Comprehensive Analysis
As of December 1, 2025, WooGene B&G's stock price of 878 KRW warrants a cautious valuation due to its negative earnings. A triangulated analysis using multiples, cash flow, and assets suggests the stock is trading at the higher end of a speculative valuation range, making it appear overvalued. The stock appears Fairly Valued to slightly Overvalued, offering no significant margin of safety at the current price. This makes it a watchlist candidate at best, pending a clear turnaround to sustainable profitability.
Due to negative TTM EPS, the Price-to-Earnings (P/E) ratio is not a meaningful metric. The P/S ratio of 0.46 is low, but the most relevant multiple given the positive EBITDA is EV/EBITDA. After recalculating the Enterprise Value to 42.66B KRW, the adjusted EV/EBITDA ratio is approximately 8.22x. This is attractive compared to larger animal health companies, where multiples can range from 16x to over 20x. The company's P/B ratio is 0.38, with the stock price of 878 KRW trading below the book value per share of 953.07 KRW. However, a significant portion of the company's assets are intangible, with a tangible book value per share of only 169.16 KRW, adding considerable risk.

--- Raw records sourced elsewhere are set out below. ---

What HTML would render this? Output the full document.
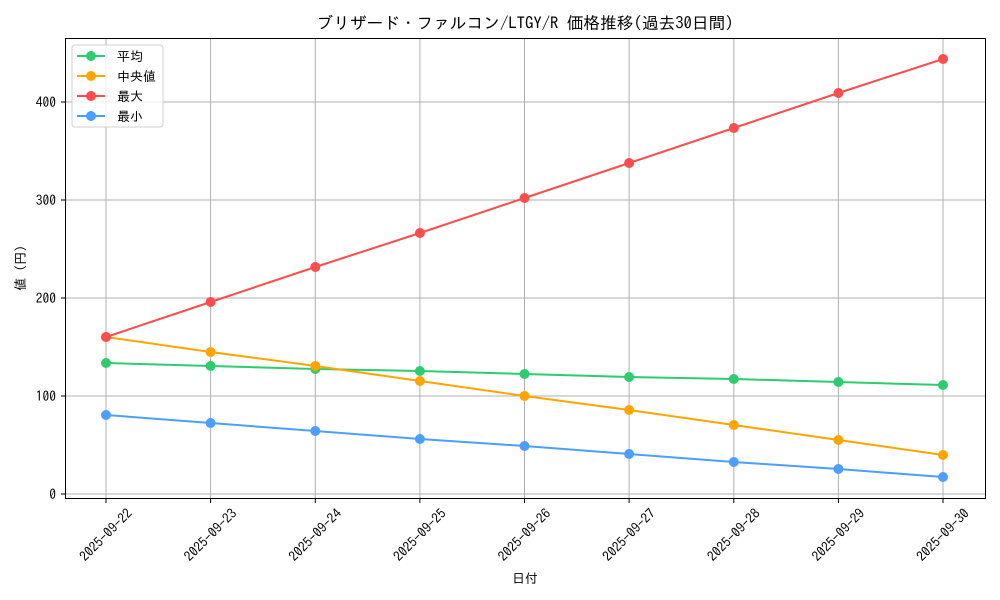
<!DOCTYPE html>
<html><head><meta charset="utf-8"><style>body{margin:0;background:#fff}svg{display:block}</style></head><body>
<svg width="1000" height="600" xmlns="http://www.w3.org/2000/svg" font-family="'IPAGothic','Noto Sans CJK JP',sans-serif">
<rect width="1000" height="600" fill="#fff"/>
<g stroke="#b0b0b0" stroke-width="1">
<line x1="106" y1="38.5" x2="106" y2="498.5"/><line x1="210.6" y1="38.5" x2="210.6" y2="498.5"/><line x1="315.3" y1="38.5" x2="315.3" y2="498.5"/><line x1="419.9" y1="38.5" x2="419.9" y2="498.5"/><line x1="524.5" y1="38.5" x2="524.5" y2="498.5"/><line x1="629.1" y1="38.5" x2="629.1" y2="498.5"/><line x1="733.8" y1="38.5" x2="733.8" y2="498.5"/><line x1="838.4" y1="38.5" x2="838.4" y2="498.5"/><line x1="943" y1="38.5" x2="943" y2="498.5"/>
<line x1="65.5" y1="494" x2="985.5" y2="494"/><line x1="65.5" y1="396" x2="985.5" y2="396"/><line x1="65.5" y1="298" x2="985.5" y2="298"/><line x1="65.5" y1="200" x2="985.5" y2="200"/><line x1="65.5" y1="102" x2="985.5" y2="102"/>
</g>
<g fill="none" stroke-width="2">
<polyline stroke="#2ecc71" points="106,363 210.6,366 315.3,369 419.9,371 524.5,374 629.1,377 733.8,379 838.4,382 943,385"/>
<polyline stroke="#ffa500" points="106,337 210.6,352 315.3,366 419.9,381 524.5,396 629.1,410 733.8,425 838.4,440 943,455"/>
<polyline stroke="#ff4c4c" points="106,337 210.6,302 315.3,267 419.9,233 524.5,198 629.1,163 733.8,128 838.4,93 943,59"/>
<polyline stroke="#4c9eff" points="106,415 210.6,423 315.3,431 419.9,439 524.5,446 629.1,454 733.8,462 838.4,469 943,477"/>
</g>
<g fill="#2ecc71"><circle cx="106" cy="363" r="5"/><circle cx="210.6" cy="366" r="5"/><circle cx="315.3" cy="369" r="5"/><circle cx="419.9" cy="371" r="5"/><circle cx="524.5" cy="374" r="5"/><circle cx="629.1" cy="377" r="5"/><circle cx="733.8" cy="379" r="5"/><circle cx="838.4" cy="382" r="5"/><circle cx="943" cy="385" r="5"/></g>
<g fill="#ffa500"><circle cx="106" cy="337" r="5"/><circle cx="210.6" cy="352" r="5"/><circle cx="315.3" cy="366" r="5"/><circle cx="419.9" cy="381" r="5"/><circle cx="524.5" cy="396" r="5"/><circle cx="629.1" cy="410" r="5"/><circle cx="733.8" cy="425" r="5"/><circle cx="838.4" cy="440" r="5"/><circle cx="943" cy="455" r="5"/></g>
<g fill="#ff4c4c"><circle cx="106" cy="337" r="5"/><circle cx="210.6" cy="302" r="5"/><circle cx="315.3" cy="267" r="5"/><circle cx="419.9" cy="233" r="5"/><circle cx="524.5" cy="198" r="5"/><circle cx="629.1" cy="163" r="5"/><circle cx="733.8" cy="128" r="5"/><circle cx="838.4" cy="93" r="5"/><circle cx="943" cy="59" r="5"/></g>
<g fill="#4c9eff"><circle cx="106" cy="415" r="5"/><circle cx="210.6" cy="423" r="5"/><circle cx="315.3" cy="431" r="5"/><circle cx="419.9" cy="439" r="5"/><circle cx="524.5" cy="446" r="5"/><circle cx="629.1" cy="454" r="5"/><circle cx="733.8" cy="462" r="5"/><circle cx="838.4" cy="469" r="5"/><circle cx="943" cy="477" r="5"/></g>
<rect x="65.5" y="38.5" width="920" height="460" fill="none" stroke="#000" stroke-width="1"/>
<g stroke="#000"><line x1="61" y1="494" x2="65.5" y2="494"/><line x1="61" y1="396" x2="65.5" y2="396"/><line x1="61" y1="298" x2="65.5" y2="298"/><line x1="61" y1="200" x2="65.5" y2="200"/><line x1="61" y1="102" x2="65.5" y2="102"/>
<line x1="106" y1="498.5" x2="106" y2="503"/><line x1="210.6" y1="498.5" x2="210.6" y2="503"/><line x1="315.3" y1="498.5" x2="315.3" y2="503"/><line x1="419.9" y1="498.5" x2="419.9" y2="503"/><line x1="524.5" y1="498.5" x2="524.5" y2="503"/><line x1="629.1" y1="498.5" x2="629.1" y2="503"/><line x1="733.8" y1="498.5" x2="733.8" y2="503"/><line x1="838.4" y1="498.5" x2="838.4" y2="503"/><line x1="943" y1="498.5" x2="943" y2="503"/></g>
<g font-size="13.5" text-anchor="end" fill="#000"><text x="56" y="499">0</text><text x="56" y="401">100</text><text x="56" y="303">200</text><text x="56" y="205">300</text><text x="56" y="107">400</text></g>
<g font-size="13.5" text-anchor="middle" fill="#000">
<text transform="translate(106,535) rotate(-45)" dy="4.5">2025-09-22</text>
<text transform="translate(210.6,535) rotate(-45)" dy="4.5">2025-09-23</text>
<text transform="translate(315.3,535) rotate(-45)" dy="4.5">2025-09-24</text>
<text transform="translate(419.9,535) rotate(-45)" dy="4.5">2025-09-25</text>
<text transform="translate(524.5,535) rotate(-45)" dy="4.5">2025-09-26</text>
<text transform="translate(629.1,535) rotate(-45)" dy="4.5">2025-09-27</text>
<text transform="translate(733.8,535) rotate(-45)" dy="4.5">2025-09-28</text>
<text transform="translate(838.4,535) rotate(-45)" dy="4.5">2025-09-29</text>
<text transform="translate(943,535) rotate(-45)" dy="4.5">2025-09-30</text>
</g>
<text x="525" y="583" font-size="13" text-anchor="middle">日付</text>
<text transform="translate(25,268) rotate(-90)" font-size="13" text-anchor="middle">値 (円)</text>
<text x="525" y="29" font-size="16.7" text-anchor="middle">ブリザード・ファルコン/LTGY/R 価格推移(過去30日間)</text>
<rect x="72" y="45" width="91" height="82" rx="3" fill="#fff" fill-opacity="0.8" stroke="#d0d0d0"/>
<g stroke-width="2"><line x1="77" y1="56" x2="105" y2="56" stroke="#2ecc71"/><line x1="77" y1="76" x2="105" y2="76" stroke="#ffa500"/><line x1="77" y1="96" x2="105" y2="96" stroke="#ff4c4c"/><line x1="77" y1="116" x2="105" y2="116" stroke="#4c9eff"/></g>
<circle cx="91" cy="56" r="5" fill="#2ecc71"/><circle cx="91" cy="76" r="5" fill="#ffa500"/><circle cx="91" cy="96" r="5" fill="#ff4c4c"/><circle cx="91" cy="116" r="5" fill="#4c9eff"/>
<g font-size="13"><text x="117" y="61">平均</text><text x="117" y="81">中央値</text><text x="117" y="101">最大</text><text x="117" y="121">最小</text></g>
</svg>
</body></html>
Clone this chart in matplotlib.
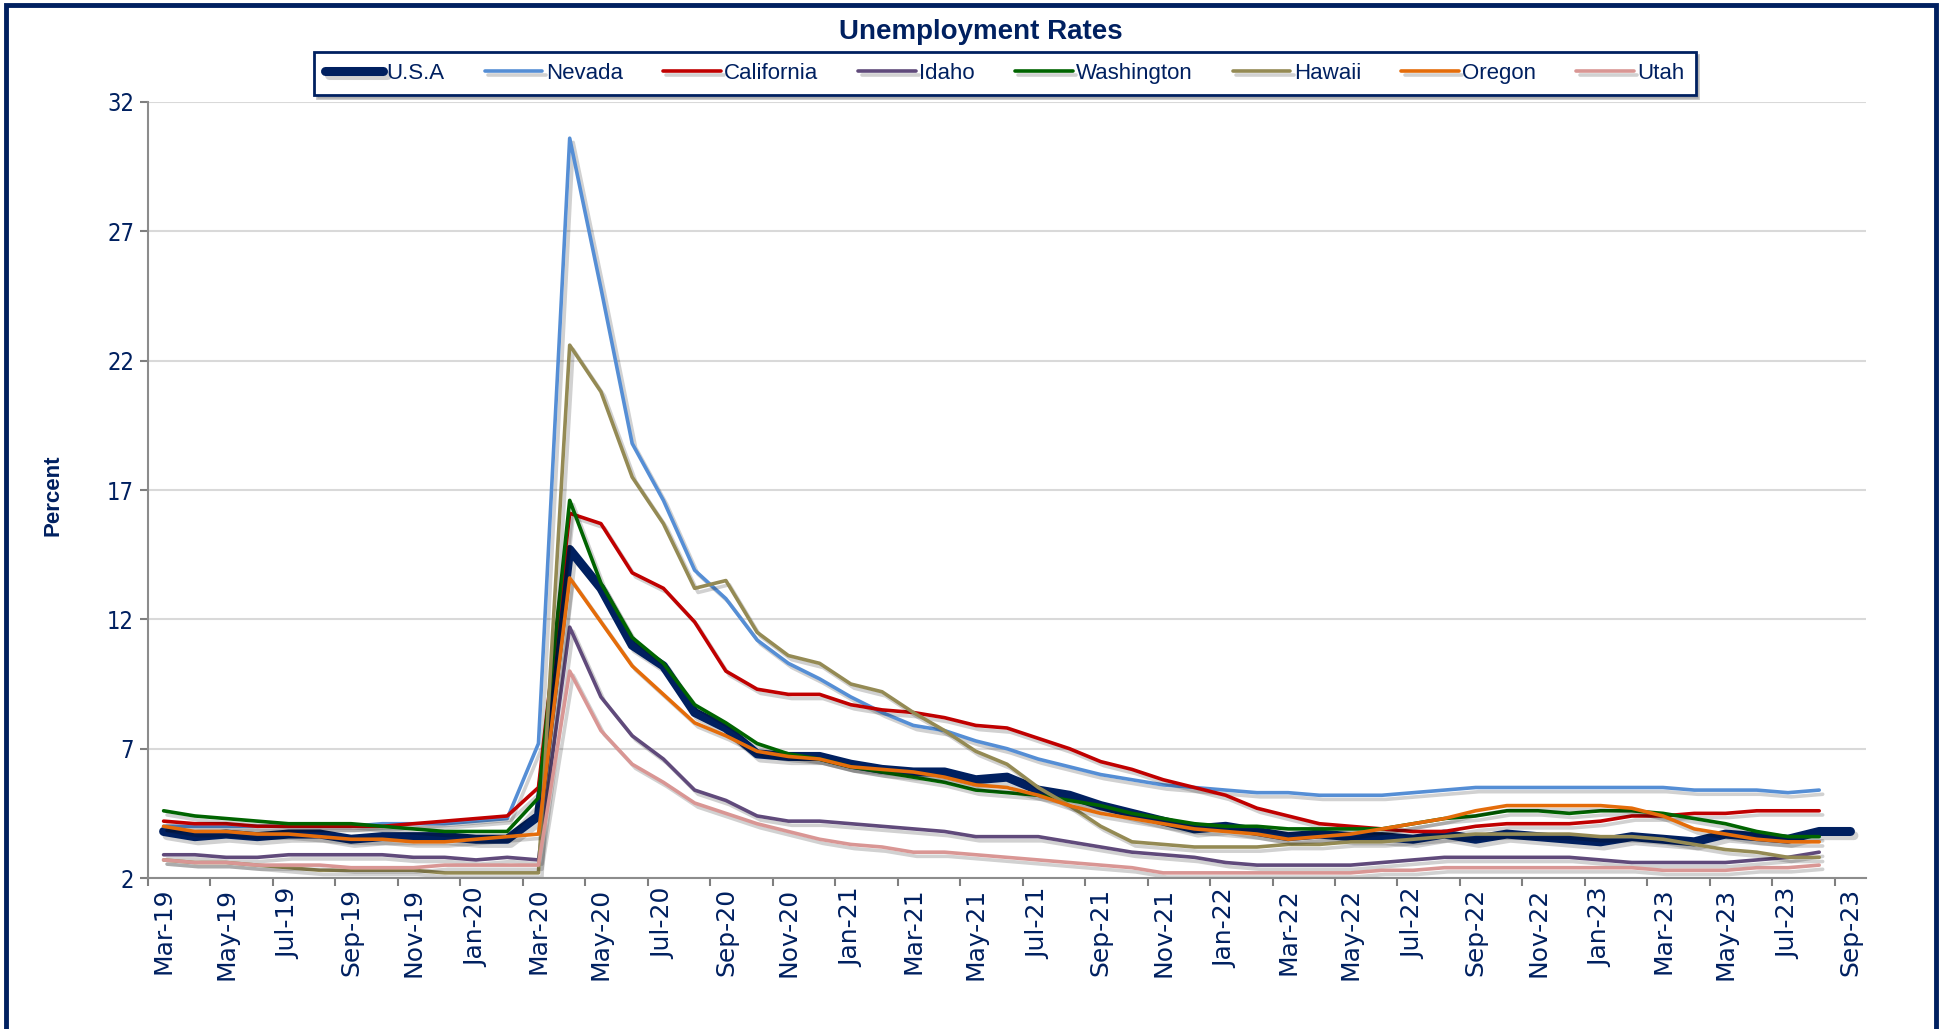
import numpy as np
import pandas as pd
import matplotlib
matplotlib.use("Agg")
import matplotlib.pyplot as plt
import matplotlib.patheffects as pe
from matplotlib.patches import Rectangle

# monthly rates, Mar-2019 onwards (USA runs one month longer, to Sep-2023)
months = pd.date_range("2019-03-01", "2023-09-01", freq="MS")
month_labels = [m.strftime("%b-%y") for m in months]

usa = [3.8, 3.6, 3.7, 3.6, 3.7, 3.7, 3.5, 3.6, 3.6, 3.6, 3.5, 3.5,
       4.4, 14.7, 13.2, 11.0, 10.2, 8.4, 7.8, 6.8, 6.7, 6.7, 6.4, 6.2,
       6.1, 6.1, 5.8, 5.9, 5.4, 5.2, 4.8, 4.5, 4.2, 3.9, 4.0, 3.8,
       3.6, 3.7, 3.6, 3.6, 3.5, 3.7, 3.5, 3.7, 3.6, 3.5, 3.4, 3.6,
       3.5, 3.4, 3.7, 3.6, 3.5, 3.8, 3.8]
nevada = [4.0, 4.0, 4.0, 4.0, 4.0, 4.0, 4.0, 4.1, 4.1, 4.1, 4.2, 4.3,
          7.2, 30.6, 24.8, 18.8, 16.6, 13.9, 12.8, 11.2, 10.3, 9.7, 9.0, 8.4,
          7.9, 7.7, 7.3, 7.0, 6.6, 6.3, 6.0, 5.8, 5.6, 5.5, 5.4, 5.3,
          5.3, 5.2, 5.2, 5.2, 5.3, 5.4, 5.5, 5.5, 5.5, 5.5, 5.5, 5.5,
          5.5, 5.4, 5.4, 5.4, 5.3, 5.4]
california = [4.2, 4.1, 4.1, 4.0, 4.0, 4.0, 4.0, 4.0, 4.1, 4.2, 4.3, 4.4,
              5.5, 16.1, 15.7, 13.8, 13.2, 11.9, 10.0, 9.3, 9.1, 9.1, 8.7, 8.5,
              8.4, 8.2, 7.9, 7.8, 7.4, 7.0, 6.5, 6.2, 5.8, 5.5, 5.2, 4.7,
              4.4, 4.1, 4.0, 3.9, 3.8, 3.8, 4.0, 4.1, 4.1, 4.1, 4.2, 4.4,
              4.4, 4.5, 4.5, 4.6, 4.6, 4.6]
idaho = [2.9, 2.9, 2.8, 2.8, 2.9, 2.9, 2.9, 2.9, 2.8, 2.8, 2.7, 2.8,
         2.7, 11.7, 9.0, 7.5, 6.6, 5.4, 5.0, 4.4, 4.2, 4.2, 4.1, 4.0,
         3.9, 3.8, 3.6, 3.6, 3.6, 3.4, 3.2, 3.0, 2.9, 2.8, 2.6, 2.5,
         2.5, 2.5, 2.5, 2.6, 2.7, 2.8, 2.8, 2.8, 2.8, 2.8, 2.7, 2.6,
         2.6, 2.6, 2.6, 2.7, 2.8, 3.0]
washington = [4.6, 4.4, 4.3, 4.2, 4.1, 4.1, 4.1, 4.0, 3.9, 3.8, 3.8, 3.8,
              5.1, 16.6, 13.4, 11.3, 10.3, 8.7, 8.0, 7.2, 6.8, 6.6, 6.3, 6.1,
              5.9, 5.7, 5.4, 5.3, 5.2, 5.0, 4.8, 4.5, 4.3, 4.1, 4.0, 4.0,
              3.9, 3.9, 3.9, 3.9, 4.1, 4.3, 4.4, 4.6, 4.6, 4.5, 4.6, 4.6,
              4.5, 4.3, 4.1, 3.8, 3.6, 3.6]
hawaii = [2.7, 2.6, 2.6, 2.5, 2.4, 2.3, 2.3, 2.3, 2.3, 2.2, 2.2, 2.2,
          2.2, 22.6, 20.8, 17.5, 15.7, 13.2, 13.5, 11.5, 10.6, 10.3, 9.5, 9.2,
          8.4, 7.7, 6.9, 6.4, 5.5, 4.8, 4.0, 3.4, 3.3, 3.2, 3.2, 3.2,
          3.3, 3.3, 3.4, 3.4, 3.5, 3.6, 3.7, 3.7, 3.7, 3.7, 3.6, 3.6,
          3.5, 3.3, 3.1, 3.0, 2.8, 2.8]
oregon = [4.0, 3.8, 3.8, 3.7, 3.7, 3.6, 3.5, 3.5, 3.4, 3.4, 3.5, 3.6,
          3.7, 13.6, 11.9, 10.2, 9.1, 8.0, 7.5, 6.9, 6.7, 6.6, 6.3, 6.2,
          6.1, 5.9, 5.6, 5.5, 5.2, 4.8, 4.5, 4.3, 4.1, 3.9, 3.8, 3.7,
          3.5, 3.6, 3.7, 3.9, 4.1, 4.3, 4.6, 4.8, 4.8, 4.8, 4.8, 4.7,
          4.4, 3.9, 3.7, 3.5, 3.4, 3.4]
utah = [2.7, 2.6, 2.6, 2.5, 2.5, 2.5, 2.4, 2.4, 2.4, 2.5, 2.5, 2.5,
        2.5, 10.0, 7.7, 6.4, 5.7, 4.9, 4.5, 4.1, 3.8, 3.5, 3.3, 3.2,
        3.0, 3.0, 2.9, 2.8, 2.7, 2.6, 2.5, 2.4, 2.2, 2.2, 2.2, 2.2,
        2.2, 2.2, 2.2, 2.3, 2.3, 2.4, 2.4, 2.4, 2.4, 2.4, 2.4, 2.4,
        2.3, 2.3, 2.3, 2.4, 2.4, 2.5]

series = [
    ("U.S.A", usa, "#002060", 6.5),
    ("Nevada", nevada, "#558ED5", 2.6),
    ("California", california, "#C00000", 2.6),
    ("Idaho", idaho, "#604A7B", 2.6),
    ("Washington", washington, "#006400", 2.6),
    ("Hawaii", hawaii, "#948A54", 2.6),
    ("Oregon", oregon, "#E46C0A", 2.6),
    ("Utah", utah, "#D99694", 2.6),
]

NAVY = "#002060"
narrow = ["Liberation Sans Narrow", "Liberation Sans", "DejaVu Sans"]
plt.rcParams["font.family"] = ["DejaVu Sans"]

fig = plt.figure(figsize=(19.42, 10.29), dpi=100)
ax = fig.add_axes([0.0762, 0.1467, 0.8847, 0.7542])

# outer frame
fig.patches.append(Rectangle((0.003, -0.05), 0.994, 1.045, transform=fig.transFigure,
                             fill=False, edgecolor=NAVY, linewidth=3.5, zorder=0))

handles = []
for name, vals, color, lw in series:
    x = np.arange(len(vals))
    shadow = pe.SimpleLineShadow(offset=(2.5, -3), shadow_color="k", alpha=0.18)
    line, = ax.plot(x, vals, color=color, linewidth=lw, label=name,
                    solid_capstyle="round", solid_joinstyle="round",
                    path_effects=[shadow, pe.Normal()])
    handles.append(line)

ax.set_xlim(-0.5, len(months) - 0.5)
ax.set_ylim(2, 32)
ax.set_yticks([2, 7, 12, 17, 22, 27, 32])
ax.grid(axis="y", color="#D9D9D9", linewidth=1.5)
ax.set_axisbelow(True)

# labels sit on the months, tick marks between them every two months
ax.set_xticks(np.arange(0, len(months), 2))
ax.set_xticklabels(month_labels[::2], rotation=90)
ax.set_xticks(np.arange(-0.5, len(months) - 1, 2), minor=True)
ax.tick_params(axis="x", which="major", length=0, pad=7, labelsize=18, labelcolor=NAVY)
ax.tick_params(axis="x", which="minor", length=6, width=1.5, color="#7F7F7F")
ax.tick_params(axis="y", length=6, width=1.5, color="#7F7F7F", pad=4,
               labelsize=17, labelcolor=NAVY)
for t in ax.get_yticklabels():
    t.set_fontstretch("condensed")

for side in ("top", "right"):
    ax.spines[side].set_visible(False)
for side in ("left", "bottom"):
    ax.spines[side].set_color("#8C8C8C")
    ax.spines[side].set_linewidth(1.5)

fig.text(0.505, 0.969, "Unemployment Rates", ha="center", va="center",
         fontsize=20, fontweight="bold", color=NAVY, family=narrow)
fig.text(0.0275, 0.519, "Percent", ha="center", va="center", rotation=90,
         fontsize=16, fontweight="bold", color=NAVY, family=narrow)

leg = fig.legend(handles=handles, loc="center", bbox_to_anchor=(0.5175, 0.9286),
                 ncol=8, frameon=True, fancybox=False, shadow={"color": "0.55", "alpha": 0.5},
                 handlelength=2.6, handletextpad=0.15, columnspacing=1.8,
                 borderpad=0.5, prop={"family": narrow, "size": 16})
leg.get_frame().set_edgecolor(NAVY)
leg.get_frame().set_linewidth(2)
for t in leg.get_texts():
    t.set_color(NAVY)

fig.savefig("out.png", dpi=100)
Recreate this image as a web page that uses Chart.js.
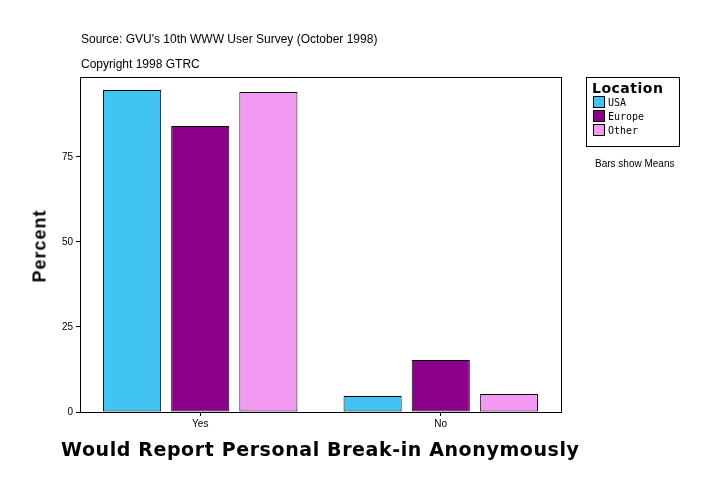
<!DOCTYPE html>
<html><head><meta charset="utf-8">
<script src="https://cdn.jsdelivr.net/npm/chart.js@4"></script>
<style>
body{margin:0;background:#fff;font-family:"Liberation Sans",Arial,sans-serif;}
#wrap{position:relative;width:724px;height:496px;}
canvas{position:absolute;left:0;top:0;}
.t{position:absolute;font-size:12px;color:#000;white-space:nowrap;}
</style></head><body>
<div id="wrap">
<canvas id="c" width="724" height="496"></canvas>
<div class="t" style="left:81px;top:32px">Source: GVU's 10th WWW User Survey (October 1998)</div>
<div class="t" style="left:81px;top:57px">Copyright 1998 GTRC</div>
<div class="t" style="top:246px;font-size:18px;font-weight:bold;letter-spacing:1px;transform:translate(-50%,-50%) rotate(-90deg);left:40px;">Percent</div>
<div class="t" style="left:61px;top:438px;font-size:19px;font-weight:bold;letter-spacing:0.6px;font-family:'DejaVu Sans',sans-serif;">Would Report Personal Break-in Anonymously</div>
<div style="position:absolute;left:586px;top:77px;width:92px;height:68px;border:1px solid #000;font-family:'DejaVu Sans Mono',monospace;">
 <div style="font-size:14px;font-weight:bold;margin:2px 0 0 5px;font-family:'DejaVu Sans',sans-serif;letter-spacing:0.5px">Location</div>
 <div style="font-size:10px;margin-left:6px;line-height:14px;">
  <div><span style="display:inline-block;width:10px;height:10px;background:#42c4f3;border:1px solid #000;vertical-align:-2px;margin-right:3px"></span>USA</div>
  <div><span style="display:inline-block;width:10px;height:10px;background:#8a008a;border:1px solid #000;vertical-align:-2px;margin-right:3px"></span>Europe</div>
  <div><span style="display:inline-block;width:10px;height:10px;background:#f29af2;border:1px solid #000;vertical-align:-2px;margin-right:3px"></span>Other</div>
 </div>
</div>
<div class="t" style="left:595px;top:158px;font-size:10px">Bars show Means</div>
</div>
<script>
const categories=["Yes","No"];
const seriesNames=["USA","Europe","Other"];
const usa=[94.7,4.7];
const europe=[84.1,15.3];
const other=[94.1,5.3];
const yTicks=[0,25,50,75];
const colors=["#42c4f3","#8a008a","#f29af2"];
const frame={id:'frame',afterDraw(ch){const a=ch.chartArea,x=ch.ctx;x.save();x.strokeStyle='#000';x.lineWidth=1;x.strokeRect(Math.round(a.left)+0.5,Math.round(a.top)+0.5,Math.round(a.right-a.left),Math.round(a.bottom-a.top));x.restore();}};
new Chart(document.getElementById('c'),{type:'bar',
data:{labels:categories,datasets:[usa,europe,other].map((d,i)=>({label:seriesNames[i],data:d,backgroundColor:colors[i],borderColor:'#000',borderWidth:1,borderSkipped:false,categoryPercentage:0.85,barPercentage:0.853}))},
options:{responsive:false,animation:false,devicePixelRatio:1,
layout:{padding:{left:0,top:77,right:163,bottom:0}},
plugins:{legend:{display:false},tooltip:{enabled:false}},
scales:{
x:{afterFit(s){s.height=84;},grid:{offset:false,drawOnChartArea:false,tickLength:4,color:'#000'},border:{color:'#000'},ticks:{color:'#000',font:{size:10,family:'Liberation Sans'},padding:2}},
y:{min:0,max:98.5,afterFit(s){s.width=80;},afterBuildTicks(s){s.ticks=yTicks.map(v=>({value:v}));},grid:{drawOnChartArea:false,tickLength:4,color:'#000'},border:{color:'#000'},ticks:{color:'#000',font:{size:10,family:'Liberation Sans'},padding:3}}
}},plugins:[frame]});
</script></body></html>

The company does not pay a dividend and has a trailing twelve-month Free Cash Flow (FCF) yield of 3.44%, which is positive but not compelling enough to compensate for the risks of an unprofitable company. A simple valuation check where the company's TTM FCF is divided by a high required rate of return suggests a valuation far below its current market capitalization, indicating overvaluation from a cash flow perspective. In conclusion, a triangulation of these methods results in a fair value estimate of 700 - 950 KRW. This range is most heavily weighted on the asset value and a conservative EV/EBITDA multiple. The current price of 878 KRW falls within the upper end of this range, suggesting the market has priced in some optimism for a turnaround, but the underlying lack of profitability makes this a speculative investment.